Note: Please read the last paragraph if you are struggling with the shame of a broken past. It is very important and changed my life! I understand it is not the case with every circumstance or event, but it can possibly change your perspective and help your hurt and that would mean the world to me!
Today you offered me a new perspective. I sought answers to soothe the agony in my heart over a dysfunctional childhood, and you revealed to me the truth: if I were to view my past from a perspective other than my own and understand multiple aspects, then I would discover my past was not nearly as heart-wrenching as I had originally thought.
I do not deny the pain developed from years of abuse, but I now understand that there was more to my childhood than I originally thought. For example, I imagined rejection where there was none. I over-exaggerated a multitude of circumstances and I was oblivious of circumstances and perspectives other than that which directly interacted with me.
This is my recommendation to anyone struggling with the pain of their past: seek God through prayer that he might direct you to one who could reveal their own thoughts about your past. I finally sought my mother for answers and realized truths I was previously unaware of. Please, please take my advice after some prayer. I have never felt less confused and more free.
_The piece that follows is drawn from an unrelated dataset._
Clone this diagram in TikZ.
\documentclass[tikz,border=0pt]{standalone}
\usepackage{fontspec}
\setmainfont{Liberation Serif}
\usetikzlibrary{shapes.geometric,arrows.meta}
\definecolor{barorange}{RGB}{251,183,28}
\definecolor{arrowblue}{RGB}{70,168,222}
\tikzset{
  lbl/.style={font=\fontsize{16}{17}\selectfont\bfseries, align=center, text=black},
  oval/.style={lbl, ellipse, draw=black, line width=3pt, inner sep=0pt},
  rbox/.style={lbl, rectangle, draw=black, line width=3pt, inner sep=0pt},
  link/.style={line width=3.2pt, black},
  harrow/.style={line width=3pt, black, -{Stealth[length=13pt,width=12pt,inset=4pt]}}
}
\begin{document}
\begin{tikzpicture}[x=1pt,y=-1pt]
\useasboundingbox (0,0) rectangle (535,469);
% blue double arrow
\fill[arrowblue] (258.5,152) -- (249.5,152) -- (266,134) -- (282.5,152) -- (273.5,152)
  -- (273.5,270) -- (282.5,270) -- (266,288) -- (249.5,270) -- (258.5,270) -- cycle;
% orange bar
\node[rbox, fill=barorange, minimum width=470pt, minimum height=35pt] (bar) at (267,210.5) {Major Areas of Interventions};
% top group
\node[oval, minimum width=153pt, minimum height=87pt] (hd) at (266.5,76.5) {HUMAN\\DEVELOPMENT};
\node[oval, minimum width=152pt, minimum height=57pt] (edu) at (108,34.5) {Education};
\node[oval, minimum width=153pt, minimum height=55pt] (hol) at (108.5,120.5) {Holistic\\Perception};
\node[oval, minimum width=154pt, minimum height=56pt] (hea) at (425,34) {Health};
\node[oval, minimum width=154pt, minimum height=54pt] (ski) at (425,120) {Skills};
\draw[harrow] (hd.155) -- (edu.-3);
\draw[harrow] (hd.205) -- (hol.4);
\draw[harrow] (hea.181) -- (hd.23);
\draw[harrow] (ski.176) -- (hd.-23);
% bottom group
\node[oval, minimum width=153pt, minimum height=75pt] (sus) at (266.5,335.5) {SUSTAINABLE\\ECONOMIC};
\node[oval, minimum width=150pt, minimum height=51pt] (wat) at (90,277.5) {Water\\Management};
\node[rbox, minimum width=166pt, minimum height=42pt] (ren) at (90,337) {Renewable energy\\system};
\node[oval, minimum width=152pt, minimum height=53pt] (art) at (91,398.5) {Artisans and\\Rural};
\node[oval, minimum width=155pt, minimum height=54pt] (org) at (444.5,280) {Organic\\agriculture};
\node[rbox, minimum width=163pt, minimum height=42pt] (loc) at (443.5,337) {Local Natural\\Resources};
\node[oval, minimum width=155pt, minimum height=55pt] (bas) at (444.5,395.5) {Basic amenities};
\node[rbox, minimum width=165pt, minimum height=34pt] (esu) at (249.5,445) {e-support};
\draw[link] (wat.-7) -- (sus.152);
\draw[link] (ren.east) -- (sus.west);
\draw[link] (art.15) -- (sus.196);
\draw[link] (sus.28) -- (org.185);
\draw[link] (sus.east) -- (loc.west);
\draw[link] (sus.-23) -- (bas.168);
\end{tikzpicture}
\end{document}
Who am I that you would soften my heart to salvation that I might spend eternity with you? Who am I that you would offer healing through the truth of your Word and the sacrifice of my pride? My parents planted the seed of faith in my heart, and my church watered it with knowledge, but you, ultimately, caused the growth.
I spent quite some time in your Word today, and several hours praying, but after but a few minutes of each I was encouraged and strengthened. The burdens of my nature were lifted and I felt free like I never have. I wish, oh Lord, for more moments like this, for I have “tasted and seen of the sweetest of loves where my heart becomes clean and my shame is undone.”
You must really love me, us, if you were to choose us from the dead, provide us a portion of faith, and grant us revelations about you, the King of Kings.
I have been lying in bed crying for quite some time. To be completely honest, I despise my humanity. I hate containing limitations, and I hate the mere prospect of failing. I mean, failing once or twice is okay, but I simply cannot obtain my goal. Actually, I am confused as to what my goal is…
I need to learn to rely on the strength of your Spirit. My pride prefers to find my identity in complete perfection, but my spirit longs to desire that which you desire. 1 Corinthians 13 describes scenarios in which one is visibly perfect but lacking in love. The conclusion to this is that they contain nothing, for love is the sole command and your greatest desire. I need to stop pitying myself and start seeking that which you long for.